The first time Ben Muscat spoke to Maria Gatt was in 1964, when he asked her and her then-boyfriend to give him a lift back home after a night out at the West End club in St Paul’s Bay. “Ben lived at the top of the hill, quite close to the club, but he was always a lazy bum,” says Maria, twinkling. Soon after this unlikely introduction, the pair started dating and the rest is history.
They recount the circumstances that led to them becoming the owners of Ta’ Marija. “Three weeks before our engagement, he came up to me and said, ‘Maria, guess what? I’ve bought a bar!’” Maria says. “My friend and I had been out on a pub crawl,” Ben explains, “And we ended it in Mosta, at what was then called The New Inn. When we went there the next day, the man behind the bar said ‘Hey! It’s the new owners!’ We had bought it when we were completely hammered.”
Ben and Maria decided to make the most of the situation, and when they opened the bar as The Whispers, they immediately put their backs into it. “I was still working as a teacher during the day, so helping out behind the bar in the evening was the only place where I could meet him,” Maria smiles. Whenever they met during the day, Ben would pretend to be shocked and start running his hands over Maria’s face. “You have eyes! You have a nose! One ear is higher than the other!”
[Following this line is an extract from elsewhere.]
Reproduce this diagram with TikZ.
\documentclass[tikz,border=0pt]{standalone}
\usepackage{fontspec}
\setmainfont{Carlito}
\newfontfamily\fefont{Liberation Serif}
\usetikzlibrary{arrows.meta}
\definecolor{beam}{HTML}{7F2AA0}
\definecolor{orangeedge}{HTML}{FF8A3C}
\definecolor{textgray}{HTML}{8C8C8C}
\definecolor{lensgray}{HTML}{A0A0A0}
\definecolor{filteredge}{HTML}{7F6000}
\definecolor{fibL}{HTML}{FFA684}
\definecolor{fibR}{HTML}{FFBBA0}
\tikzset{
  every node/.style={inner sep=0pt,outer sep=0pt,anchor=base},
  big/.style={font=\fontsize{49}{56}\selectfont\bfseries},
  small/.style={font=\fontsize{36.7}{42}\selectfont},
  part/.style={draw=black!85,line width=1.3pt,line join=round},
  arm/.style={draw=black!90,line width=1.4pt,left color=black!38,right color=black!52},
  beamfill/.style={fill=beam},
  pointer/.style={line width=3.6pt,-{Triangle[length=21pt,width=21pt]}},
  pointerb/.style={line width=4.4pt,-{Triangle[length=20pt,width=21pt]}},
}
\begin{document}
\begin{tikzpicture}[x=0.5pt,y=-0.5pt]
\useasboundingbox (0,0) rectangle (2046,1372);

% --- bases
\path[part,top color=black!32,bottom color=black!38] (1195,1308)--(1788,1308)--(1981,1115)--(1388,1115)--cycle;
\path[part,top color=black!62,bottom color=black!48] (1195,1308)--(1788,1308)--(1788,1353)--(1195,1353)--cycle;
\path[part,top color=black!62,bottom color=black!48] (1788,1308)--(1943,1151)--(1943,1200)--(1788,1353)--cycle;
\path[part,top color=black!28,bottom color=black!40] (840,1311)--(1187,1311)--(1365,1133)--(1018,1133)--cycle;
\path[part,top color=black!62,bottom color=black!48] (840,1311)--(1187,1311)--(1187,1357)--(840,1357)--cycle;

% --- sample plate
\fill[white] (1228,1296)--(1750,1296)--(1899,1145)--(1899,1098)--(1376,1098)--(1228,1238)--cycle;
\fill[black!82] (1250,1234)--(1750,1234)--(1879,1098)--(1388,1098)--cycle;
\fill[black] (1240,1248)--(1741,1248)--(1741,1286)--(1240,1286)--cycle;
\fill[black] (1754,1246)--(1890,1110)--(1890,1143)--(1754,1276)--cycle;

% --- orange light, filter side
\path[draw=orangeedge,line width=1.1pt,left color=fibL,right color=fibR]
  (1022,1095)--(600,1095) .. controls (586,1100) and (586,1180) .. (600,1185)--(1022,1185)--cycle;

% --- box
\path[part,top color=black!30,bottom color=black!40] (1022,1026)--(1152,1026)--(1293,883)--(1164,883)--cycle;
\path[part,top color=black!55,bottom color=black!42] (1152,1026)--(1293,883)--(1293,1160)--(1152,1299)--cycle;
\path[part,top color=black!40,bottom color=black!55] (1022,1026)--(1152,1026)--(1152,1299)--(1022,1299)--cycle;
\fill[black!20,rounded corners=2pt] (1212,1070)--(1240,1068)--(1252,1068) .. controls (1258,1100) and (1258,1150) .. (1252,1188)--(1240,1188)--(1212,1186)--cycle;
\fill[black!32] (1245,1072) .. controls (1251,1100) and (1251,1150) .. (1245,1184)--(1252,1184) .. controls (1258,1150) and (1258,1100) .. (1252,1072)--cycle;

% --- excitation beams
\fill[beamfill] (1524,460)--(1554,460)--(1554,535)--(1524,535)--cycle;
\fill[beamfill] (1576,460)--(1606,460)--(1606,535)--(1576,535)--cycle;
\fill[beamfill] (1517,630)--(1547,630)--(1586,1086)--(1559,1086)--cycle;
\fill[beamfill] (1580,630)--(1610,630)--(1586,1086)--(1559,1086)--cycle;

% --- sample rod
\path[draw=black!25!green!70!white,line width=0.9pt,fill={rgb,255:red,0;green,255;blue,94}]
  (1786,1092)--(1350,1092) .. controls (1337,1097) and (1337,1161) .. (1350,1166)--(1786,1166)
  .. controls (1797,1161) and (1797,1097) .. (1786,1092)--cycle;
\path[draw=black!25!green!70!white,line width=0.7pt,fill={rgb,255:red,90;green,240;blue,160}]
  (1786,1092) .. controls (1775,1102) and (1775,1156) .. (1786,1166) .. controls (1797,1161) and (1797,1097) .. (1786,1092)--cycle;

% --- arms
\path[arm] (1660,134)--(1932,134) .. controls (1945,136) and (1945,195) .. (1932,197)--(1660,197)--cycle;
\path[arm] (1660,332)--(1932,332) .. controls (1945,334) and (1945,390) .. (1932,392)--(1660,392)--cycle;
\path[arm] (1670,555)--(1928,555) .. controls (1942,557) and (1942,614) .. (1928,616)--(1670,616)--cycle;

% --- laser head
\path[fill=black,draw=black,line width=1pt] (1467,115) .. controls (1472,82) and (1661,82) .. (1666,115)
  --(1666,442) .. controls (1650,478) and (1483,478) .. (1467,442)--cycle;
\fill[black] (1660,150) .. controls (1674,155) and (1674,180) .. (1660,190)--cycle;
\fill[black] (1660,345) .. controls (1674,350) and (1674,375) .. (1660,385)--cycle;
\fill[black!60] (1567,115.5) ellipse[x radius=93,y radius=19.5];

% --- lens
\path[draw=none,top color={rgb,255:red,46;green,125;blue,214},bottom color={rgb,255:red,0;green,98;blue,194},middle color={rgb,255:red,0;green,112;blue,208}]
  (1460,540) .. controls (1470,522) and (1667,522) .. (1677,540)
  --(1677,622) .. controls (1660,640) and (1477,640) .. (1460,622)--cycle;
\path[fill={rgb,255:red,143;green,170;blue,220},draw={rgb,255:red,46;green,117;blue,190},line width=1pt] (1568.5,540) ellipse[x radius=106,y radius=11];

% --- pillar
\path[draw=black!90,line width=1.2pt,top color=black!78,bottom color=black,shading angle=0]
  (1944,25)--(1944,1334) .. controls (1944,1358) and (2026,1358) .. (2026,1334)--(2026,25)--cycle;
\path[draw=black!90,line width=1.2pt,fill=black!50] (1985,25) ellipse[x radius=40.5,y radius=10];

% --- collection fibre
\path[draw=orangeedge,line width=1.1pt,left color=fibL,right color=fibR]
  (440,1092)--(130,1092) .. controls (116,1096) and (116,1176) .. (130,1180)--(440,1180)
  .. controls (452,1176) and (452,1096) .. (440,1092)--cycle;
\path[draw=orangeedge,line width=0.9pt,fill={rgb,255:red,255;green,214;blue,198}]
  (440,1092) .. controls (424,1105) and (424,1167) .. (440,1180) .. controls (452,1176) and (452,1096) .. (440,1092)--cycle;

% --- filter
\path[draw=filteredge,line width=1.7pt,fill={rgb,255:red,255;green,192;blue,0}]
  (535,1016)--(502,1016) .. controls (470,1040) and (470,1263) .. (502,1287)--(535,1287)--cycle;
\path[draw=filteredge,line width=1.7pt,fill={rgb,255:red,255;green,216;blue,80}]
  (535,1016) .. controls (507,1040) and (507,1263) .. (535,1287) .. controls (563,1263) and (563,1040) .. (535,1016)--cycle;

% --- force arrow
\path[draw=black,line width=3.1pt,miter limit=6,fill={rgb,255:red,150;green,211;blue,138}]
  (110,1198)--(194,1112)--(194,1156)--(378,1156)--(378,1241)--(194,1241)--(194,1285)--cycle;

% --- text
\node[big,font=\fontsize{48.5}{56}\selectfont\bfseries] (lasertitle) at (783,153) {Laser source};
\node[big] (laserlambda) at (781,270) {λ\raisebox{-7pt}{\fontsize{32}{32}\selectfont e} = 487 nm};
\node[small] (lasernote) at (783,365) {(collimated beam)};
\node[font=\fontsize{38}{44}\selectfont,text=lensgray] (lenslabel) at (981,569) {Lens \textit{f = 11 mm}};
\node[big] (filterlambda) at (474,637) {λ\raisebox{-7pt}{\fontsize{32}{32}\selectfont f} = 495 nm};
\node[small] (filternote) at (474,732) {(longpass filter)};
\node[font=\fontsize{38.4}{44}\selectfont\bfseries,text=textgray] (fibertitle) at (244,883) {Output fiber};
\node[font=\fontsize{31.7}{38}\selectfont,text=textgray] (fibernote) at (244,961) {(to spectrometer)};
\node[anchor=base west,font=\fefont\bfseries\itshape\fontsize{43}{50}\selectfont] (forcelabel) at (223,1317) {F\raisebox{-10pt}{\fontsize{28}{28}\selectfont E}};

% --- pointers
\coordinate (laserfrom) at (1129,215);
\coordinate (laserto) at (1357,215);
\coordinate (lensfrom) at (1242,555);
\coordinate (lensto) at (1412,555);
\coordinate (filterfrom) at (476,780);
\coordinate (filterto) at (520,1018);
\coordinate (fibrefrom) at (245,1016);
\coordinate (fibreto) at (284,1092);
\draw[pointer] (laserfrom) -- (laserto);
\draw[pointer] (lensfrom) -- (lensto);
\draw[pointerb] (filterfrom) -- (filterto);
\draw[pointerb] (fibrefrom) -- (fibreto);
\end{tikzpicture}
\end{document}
They got married on 25th January – the same date that Maria’s parents were married. They exchanged vows at the parish church in Attard, Maria’s hometown. Maria, who to this day is an icon of elegance and poise, made her own wedding dress – a stylish gown with a fur trim. Their reception was of course held at The Whispers, which by then had grown not only into an excellent restaurant, but also a local institution and the crux around which they built their lifestyle. “It was always packed with guests ranging from sailors to ambassadors and governors to members of the US Sixth Fleet,” Ben recalls. When asked how many people there were at the reception, he shrugs. “I don’t know! Loads of people turned up uninvited, just because they knew us. I still don’t know how we managed to fit so many people in. We just didn’t have the heart to turn anyone away.” They spent a month in England on their honeymoon, where they devoted a lot of time to meeting up with the friends they had made at the restaurant who were more than keen to see them again.

Ben and Maria have been married for 48 years, with two children and four grandchildren (a fifth one is on the way), but they still flirt and banter relentlessly. How do they do it? “Life is full of ups and downs,” says Ben. “You really must take everything with a pinch of salt.” Sound words from one of Malta’s top restaurateurs – and even better advice for married life.